• **Given exercise**
Return the material exactly, first line through the line containing "x_ticks = [2.95, 3.00, 3.05, 3.10, 3.15, 3.20, 3.25, 3.30, 3.35]", and nothing more. Pictures stay out.
* Start Data *
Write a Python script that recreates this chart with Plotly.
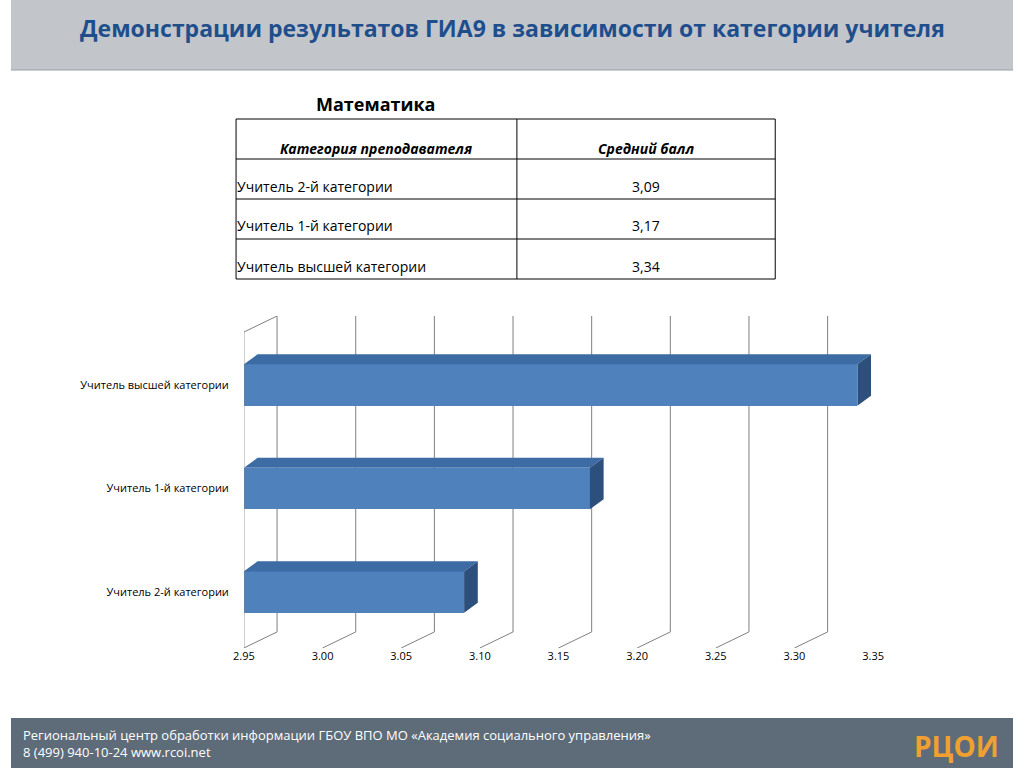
import plotly.graph_objects as go

categories = ["Учитель 2-й категории", "Учитель 1-й категории", "Учитель высшей категории"]
values = [3.09, 3.17, 3.34]
table_values = ["3,09", "3,17", "3,34"]
x_ticks = [2.95, 3.00, 3.05, 3.10, 3.15, 3.20, 3.25, 3.30, 3.35]

W, H = 1024, 768
BASE = 2.95
DX_GRID = 0.0211
DY_GRID = 0.155
DX_BAR = 0.0087
DY_BAR = 0.097
BH = 0.4
YMIN, YMAX = -0.54, 2.667

fig = go.Figure()
fig.add_trace(go.Bar(y=list(range(len(values))), x=[v - BASE for v in values], base=BASE,
                     orientation="h", width=BH, marker=dict(color="#4F81BD", line=dict(width=0)),
                     hoverinfo="skip"))

shapes = []
shapes.append(dict(type="rect", xref="paper", yref="paper", x0=0, x1=1, y0=1-70/H, y1=1,
                   fillcolor="#C2C6CB", line=dict(width=0), layer="below"))
shapes.append(dict(type="line", xref="paper", yref="paper", x0=0, x1=1, y0=1-70/H, y1=1-70/H,
                   line=dict(color="#9AA0A6", width=1)))
shapes.append(dict(type="rect", xref="paper", yref="paper", x0=0, x1=1, y0=0, y1=1-718/H,
                   fillcolor="#5E6B78", line=dict(width=0), layer="below"))

ytop = YMAX
yfloor_back = YMIN + DY_GRID
for t in x_ticks:
    shapes.append(dict(type="line", xref="x", yref="y", x0=t + DX_GRID, x1=t + DX_GRID,
                       y0=yfloor_back, y1=ytop, line=dict(color="#7F7F7F", width=1), layer="below"))
    shapes.append(dict(type="line", xref="x", yref="y", x0=t, x1=t + DX_GRID,
                       y0=YMIN, y1=yfloor_back, line=dict(color="#7F7F7F", width=1), layer="below"))
shapes.append(dict(type="line", xref="x", yref="y", x0=BASE, x1=BASE, y0=YMIN, y1=ytop - DY_GRID,
                   line=dict(color="#7F7F7F", width=1)))
shapes.append(dict(type="line", xref="x", yref="y", x0=BASE, x1=BASE + DX_GRID, y0=ytop - DY_GRID, y1=ytop,
                   line=dict(color="#7F7F7F", width=1)))
for i in range(len(values) + 1):
    yb = i - 0.5
    shapes.append(dict(type="line", xref="x", yref="y", x0=BASE - 0.003, x1=BASE, y0=yb, y1=yb,
                       line=dict(color="#7F7F7F", width=1)))

for i, v in enumerate(values):
    y0, y1 = i - BH/2, i + BH/2
    top = f"M {BASE},{y1} L {BASE+DX_BAR},{y1+DY_BAR} L {v+DX_BAR},{y1+DY_BAR} L {v},{y1} Z"
    side = f"M {v},{y0} L {v},{y1} L {v+DX_BAR},{y1+DY_BAR} L {v+DX_BAR},{y0+DY_BAR} Z"
    shapes.append(dict(type="path", xref="x", yref="y", path=top, fillcolor="#3D6BA3",
                       line=dict(width=0)))
    shapes.append(dict(type="path", xref="x", yref="y", path=side, fillcolor="#2C4F7C",
                       line=dict(width=0)))

tx0, tx1, tmid = 230/W, 781/W, 517/W
rows = [119, 159, 199, 239, 279]
for r in rows:
    shapes.append(dict(type="line", xref="paper", yref="paper", x0=tx0, x1=tx1, y0=1-r/H, y1=1-r/H,
                       line=dict(color="#000000", width=1)))
for xv in (tx0, tmid, tx1):
    shapes.append(dict(type="line", xref="paper", yref="paper", x0=xv, x1=xv, y0=1-rows[0]/H, y1=1-rows[-1]/H,
                       line=dict(color="#000000", width=1)))

def A(text, x, y, size, color="#000", xanchor="center", align="center"):
    return dict(text=text, x=x/W, y=1-y/H, xref="paper", yref="paper", showarrow=False,
                xanchor=xanchor, yanchor="middle", align=align,
                font=dict(size=size, color=color, family="Open Sans"))

ann = []
ann.append(A("<b>Демонстрации результатов ГИА9 в зависимости от категории учителя</b>", 512, 28, 23, "#1F4E8C"))
ann.append(A("<b>Математика</b>", 372, 104, 18))
ann.append(A("<b><i>Категория преподавателя</i></b>", 373, 148, 14))
ann.append(A("<b><i>Средний балл</i></b>", 649, 148, 14))
for k, (c, tv) in enumerate(zip(categories, table_values)):
    yy = 186 + 40*k
    ann.append(A(c, 229, yy, 14, xanchor="left"))
    ann.append(A(tv, 649, yy, 14))
ann.append(A("Региональный центр обработки информации ГБОУ ВПО МО «Академия социального управления»<br>8 (499) 940-10-24 www.rcoi.net",
             10, 743, 13, "#FFFFFF", xanchor="left", align="left"))
ann.append(A("<b>РЦОИ</b>", 1012, 746, 28, "#F0A030", xanchor="right"))

fig.update_layout(
    autosize=True, margin=dict(l=0, r=0, t=0, b=0), showlegend=False,
    paper_bgcolor="white", plot_bgcolor="rgba(0,0,0,0)",
    shapes=shapes, annotations=ann, bargap=0,
    xaxis=dict(domain=[238/W, 881/W], range=[BASE, 3.35], tickvals=x_ticks,
               ticktext=[f"{t:.2f}" for t in x_ticks], showgrid=False, zeroline=False, showline=False,
               tickfont=dict(size=11, color="#000", family="Open Sans"), ticks=""),
    yaxis=dict(domain=[1-648/H, 1-316/H], range=[YMIN, YMAX], tickvals=list(range(len(categories))),
               ticktext=categories, showgrid=False, zeroline=False, showline=False, ticks="",
               ticklabelstandoff=14, tickfont=dict(size=11, color="#000", family="Open Sans")),
)
fig.write_html("out.html", config={"displayModeBar": False, "responsive": True},
               default_width="100vw", default_height="100vh",
               post_script="document.body.style.margin='0';document.body.style.overflow='hidden';")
* End Data *
• **Problem solution**
Write a Python script that recreates this chart with Plotly.
import plotly.graph_objects as go

categories = ["Учитель 2-й категории", "Учитель 1-й категории", "Учитель высшей категории"]
values = [3.09, 3.17, 3.34]
table_values = ["3,09", "3,17", "3,34"]
x_ticks = [2.95, 3.00, 3.05, 3.10, 3.15, 3.20, 3.25, 3.30, 3.35]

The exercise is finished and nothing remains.